For Vietnamese DJs, IDA membership is most useful when paired with documentation of the membership requirements and the DJ's standing within the organization. Mere membership is rarely sufficient. Officers want to see that membership requires accomplishment and that the beneficiary has met those requirements.

Common mistake: listing membership in any organization that accepts a fee. Adjudicators distinguish between professional associations with merit-based admission and trade groups that admit anyone. The petition should explain the IDA's admission criteria and how the beneficiary qualified.

A practical example: an April 2025 petition for a Vietnamese DJ included IDA membership documentation, the IDA's published professional standards, and a letter from an IDA officer confirming the beneficiary's standing. That packaging transformed a potentially weak data point into supporting evidence the officer could weigh.
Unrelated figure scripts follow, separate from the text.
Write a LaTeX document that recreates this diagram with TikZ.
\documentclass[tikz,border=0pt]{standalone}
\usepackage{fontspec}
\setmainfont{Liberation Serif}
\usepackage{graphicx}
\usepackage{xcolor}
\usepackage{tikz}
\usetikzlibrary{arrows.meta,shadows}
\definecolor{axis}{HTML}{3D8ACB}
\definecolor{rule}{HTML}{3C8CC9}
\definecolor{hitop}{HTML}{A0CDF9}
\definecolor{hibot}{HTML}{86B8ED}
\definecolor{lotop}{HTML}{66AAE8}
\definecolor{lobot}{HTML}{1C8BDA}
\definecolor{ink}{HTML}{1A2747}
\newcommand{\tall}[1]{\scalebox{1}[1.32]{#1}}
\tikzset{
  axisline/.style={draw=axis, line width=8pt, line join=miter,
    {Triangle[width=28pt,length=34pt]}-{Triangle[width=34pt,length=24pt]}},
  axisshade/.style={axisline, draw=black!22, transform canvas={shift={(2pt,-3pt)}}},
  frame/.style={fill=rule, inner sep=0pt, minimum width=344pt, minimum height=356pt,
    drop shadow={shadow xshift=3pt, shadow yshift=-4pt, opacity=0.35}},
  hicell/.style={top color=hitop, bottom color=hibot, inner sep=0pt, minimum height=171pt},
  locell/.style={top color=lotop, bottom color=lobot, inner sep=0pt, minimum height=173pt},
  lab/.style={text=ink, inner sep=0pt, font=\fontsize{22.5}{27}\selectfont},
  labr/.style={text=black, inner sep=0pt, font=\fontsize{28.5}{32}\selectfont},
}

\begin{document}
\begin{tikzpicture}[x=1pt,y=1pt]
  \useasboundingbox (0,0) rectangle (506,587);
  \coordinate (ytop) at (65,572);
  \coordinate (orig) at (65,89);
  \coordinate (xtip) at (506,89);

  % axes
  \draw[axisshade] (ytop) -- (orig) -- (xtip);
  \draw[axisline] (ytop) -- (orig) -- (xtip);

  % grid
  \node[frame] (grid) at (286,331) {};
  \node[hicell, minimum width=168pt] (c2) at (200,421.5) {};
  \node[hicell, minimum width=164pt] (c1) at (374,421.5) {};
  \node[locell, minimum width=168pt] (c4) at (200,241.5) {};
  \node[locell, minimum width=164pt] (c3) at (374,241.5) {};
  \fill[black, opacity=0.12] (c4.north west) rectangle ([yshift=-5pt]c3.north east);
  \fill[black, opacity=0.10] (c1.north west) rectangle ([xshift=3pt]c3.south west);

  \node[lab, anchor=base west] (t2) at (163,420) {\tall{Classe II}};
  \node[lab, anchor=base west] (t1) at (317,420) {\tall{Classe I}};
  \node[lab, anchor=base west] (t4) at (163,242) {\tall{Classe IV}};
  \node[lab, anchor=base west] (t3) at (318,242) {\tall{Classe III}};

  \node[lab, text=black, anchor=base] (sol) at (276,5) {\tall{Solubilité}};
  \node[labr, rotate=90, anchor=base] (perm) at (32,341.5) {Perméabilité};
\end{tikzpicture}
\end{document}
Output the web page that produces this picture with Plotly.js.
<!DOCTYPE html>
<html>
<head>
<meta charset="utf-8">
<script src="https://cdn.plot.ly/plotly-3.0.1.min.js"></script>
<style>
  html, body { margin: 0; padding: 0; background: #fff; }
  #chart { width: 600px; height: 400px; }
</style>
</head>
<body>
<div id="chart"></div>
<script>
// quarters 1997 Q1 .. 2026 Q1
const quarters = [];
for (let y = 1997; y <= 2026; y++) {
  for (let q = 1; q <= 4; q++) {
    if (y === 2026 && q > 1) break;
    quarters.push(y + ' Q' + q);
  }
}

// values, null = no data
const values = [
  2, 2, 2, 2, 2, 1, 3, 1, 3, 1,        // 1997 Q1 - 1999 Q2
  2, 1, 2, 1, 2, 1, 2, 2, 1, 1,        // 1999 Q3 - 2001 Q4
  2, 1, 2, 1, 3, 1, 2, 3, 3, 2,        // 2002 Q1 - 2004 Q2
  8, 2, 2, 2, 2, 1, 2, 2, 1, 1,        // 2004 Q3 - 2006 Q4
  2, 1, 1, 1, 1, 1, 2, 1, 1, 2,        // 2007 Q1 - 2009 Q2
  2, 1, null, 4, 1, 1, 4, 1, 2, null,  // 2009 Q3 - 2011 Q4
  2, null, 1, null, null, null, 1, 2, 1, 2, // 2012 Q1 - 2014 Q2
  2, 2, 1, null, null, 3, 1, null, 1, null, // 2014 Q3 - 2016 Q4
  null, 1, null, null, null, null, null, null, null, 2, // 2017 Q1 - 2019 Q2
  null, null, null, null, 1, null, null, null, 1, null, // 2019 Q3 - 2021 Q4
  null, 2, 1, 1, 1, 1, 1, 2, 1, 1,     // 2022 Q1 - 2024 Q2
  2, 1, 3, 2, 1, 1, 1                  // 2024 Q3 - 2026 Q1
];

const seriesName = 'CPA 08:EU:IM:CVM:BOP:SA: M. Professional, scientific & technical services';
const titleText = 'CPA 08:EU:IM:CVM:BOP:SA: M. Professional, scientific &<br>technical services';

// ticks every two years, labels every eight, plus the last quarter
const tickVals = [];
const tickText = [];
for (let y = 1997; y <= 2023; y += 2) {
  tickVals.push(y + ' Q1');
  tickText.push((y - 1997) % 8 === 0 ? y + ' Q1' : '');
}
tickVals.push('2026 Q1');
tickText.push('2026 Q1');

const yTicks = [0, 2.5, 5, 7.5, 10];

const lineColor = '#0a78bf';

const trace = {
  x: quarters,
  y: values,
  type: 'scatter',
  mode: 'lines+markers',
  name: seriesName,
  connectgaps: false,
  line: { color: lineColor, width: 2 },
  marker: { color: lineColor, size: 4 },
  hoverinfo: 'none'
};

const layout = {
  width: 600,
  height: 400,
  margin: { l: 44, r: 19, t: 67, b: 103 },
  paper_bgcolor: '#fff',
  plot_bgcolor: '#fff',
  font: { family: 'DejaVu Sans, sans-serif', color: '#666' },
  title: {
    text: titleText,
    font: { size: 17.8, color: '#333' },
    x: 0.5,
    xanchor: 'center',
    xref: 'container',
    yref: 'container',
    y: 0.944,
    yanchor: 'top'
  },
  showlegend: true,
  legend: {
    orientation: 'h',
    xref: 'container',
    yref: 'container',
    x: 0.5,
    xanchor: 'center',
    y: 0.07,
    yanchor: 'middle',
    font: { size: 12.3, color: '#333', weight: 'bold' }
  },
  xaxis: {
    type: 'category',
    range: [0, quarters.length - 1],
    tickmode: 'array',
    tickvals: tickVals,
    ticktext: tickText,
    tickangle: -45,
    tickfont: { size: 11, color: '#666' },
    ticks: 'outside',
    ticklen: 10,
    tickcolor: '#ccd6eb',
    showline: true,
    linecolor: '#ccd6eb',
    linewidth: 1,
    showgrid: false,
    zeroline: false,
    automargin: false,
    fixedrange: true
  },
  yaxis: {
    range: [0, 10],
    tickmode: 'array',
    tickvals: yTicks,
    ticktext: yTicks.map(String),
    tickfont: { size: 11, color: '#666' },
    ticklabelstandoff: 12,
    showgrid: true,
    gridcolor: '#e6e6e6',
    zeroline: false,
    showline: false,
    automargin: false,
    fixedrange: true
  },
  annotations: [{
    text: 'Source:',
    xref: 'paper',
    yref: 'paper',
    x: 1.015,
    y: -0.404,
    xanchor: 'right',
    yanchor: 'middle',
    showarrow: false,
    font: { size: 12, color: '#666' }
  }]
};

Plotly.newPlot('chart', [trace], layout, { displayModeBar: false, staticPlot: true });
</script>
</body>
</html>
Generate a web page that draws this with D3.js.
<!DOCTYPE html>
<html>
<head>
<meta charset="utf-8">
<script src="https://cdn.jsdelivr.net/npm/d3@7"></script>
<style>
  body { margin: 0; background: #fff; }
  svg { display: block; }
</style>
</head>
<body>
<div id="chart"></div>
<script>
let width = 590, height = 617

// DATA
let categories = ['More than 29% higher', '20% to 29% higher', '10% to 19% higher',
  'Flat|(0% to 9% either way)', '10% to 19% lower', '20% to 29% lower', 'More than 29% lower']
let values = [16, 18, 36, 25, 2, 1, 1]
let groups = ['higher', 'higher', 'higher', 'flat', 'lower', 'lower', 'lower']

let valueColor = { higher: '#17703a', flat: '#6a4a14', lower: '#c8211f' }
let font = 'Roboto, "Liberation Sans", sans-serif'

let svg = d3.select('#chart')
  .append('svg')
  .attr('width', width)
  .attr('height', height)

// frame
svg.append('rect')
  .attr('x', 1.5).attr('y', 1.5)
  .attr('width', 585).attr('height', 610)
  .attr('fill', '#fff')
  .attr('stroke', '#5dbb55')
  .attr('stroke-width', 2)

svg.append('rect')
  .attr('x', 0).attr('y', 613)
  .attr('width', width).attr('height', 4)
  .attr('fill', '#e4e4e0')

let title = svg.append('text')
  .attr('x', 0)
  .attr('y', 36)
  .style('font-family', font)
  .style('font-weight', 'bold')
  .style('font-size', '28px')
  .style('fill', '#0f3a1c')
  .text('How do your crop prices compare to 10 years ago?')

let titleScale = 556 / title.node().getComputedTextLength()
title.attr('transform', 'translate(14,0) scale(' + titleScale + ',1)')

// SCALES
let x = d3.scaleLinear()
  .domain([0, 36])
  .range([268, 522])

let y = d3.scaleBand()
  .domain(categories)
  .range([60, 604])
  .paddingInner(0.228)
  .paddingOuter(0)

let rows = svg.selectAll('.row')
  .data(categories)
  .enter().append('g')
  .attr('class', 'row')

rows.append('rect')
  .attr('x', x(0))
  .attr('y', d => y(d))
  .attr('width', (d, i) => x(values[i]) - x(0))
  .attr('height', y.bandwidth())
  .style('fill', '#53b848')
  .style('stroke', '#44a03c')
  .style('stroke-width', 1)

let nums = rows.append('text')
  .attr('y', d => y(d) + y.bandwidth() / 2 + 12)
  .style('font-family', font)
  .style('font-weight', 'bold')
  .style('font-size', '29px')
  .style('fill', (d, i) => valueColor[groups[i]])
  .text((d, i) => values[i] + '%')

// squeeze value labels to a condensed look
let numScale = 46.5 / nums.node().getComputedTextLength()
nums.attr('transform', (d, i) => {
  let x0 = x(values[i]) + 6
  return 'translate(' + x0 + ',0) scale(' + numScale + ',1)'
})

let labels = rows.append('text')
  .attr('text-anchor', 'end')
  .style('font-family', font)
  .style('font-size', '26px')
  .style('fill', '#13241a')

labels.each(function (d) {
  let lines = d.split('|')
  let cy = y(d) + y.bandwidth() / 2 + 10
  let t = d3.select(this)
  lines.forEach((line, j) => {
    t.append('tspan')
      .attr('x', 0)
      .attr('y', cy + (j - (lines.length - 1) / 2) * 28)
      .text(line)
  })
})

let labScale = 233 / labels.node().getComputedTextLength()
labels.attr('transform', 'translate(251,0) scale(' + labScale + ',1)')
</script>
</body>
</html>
Building the Three-Year Strategic Arc

The O-1B is initially issued for up to three years under 8 CFR 214.2(o)(6)(iii), with one-year extensions available. Vietnamese DJs entering the U.S. market in April 2025 should plan a three-year arc that maximizes the value of the initial period.

Year one focuses on establishing U.S. residencies, building relationships with American booking agents, and accumulating U.S. press coverage. Year two extends those relationships into festival circuits and album or release projects with U.S. labels or distributors. Year three sets up the extension or a transition to EB-1A or EB-2 NIW.

Common mistake: treating the O-1B as a series of disconnected gigs rather than a strategic platform. Adjudicators reviewing extension petitions want to see growth and continuity. A DJ who arrived with three U.S. dates and built a sustained presence has a stronger extension case than one who simply repeated similar engagements.

Maintain Vietnamese ties throughout. The strongest cases for both extension and eventual permanent residence show that the beneficiary's U.S. work amplifies and is amplified by their continuing role in the Vietnamese scene. That bidirectional flow is exactly what the extraordinary-ability framework is designed to recognize.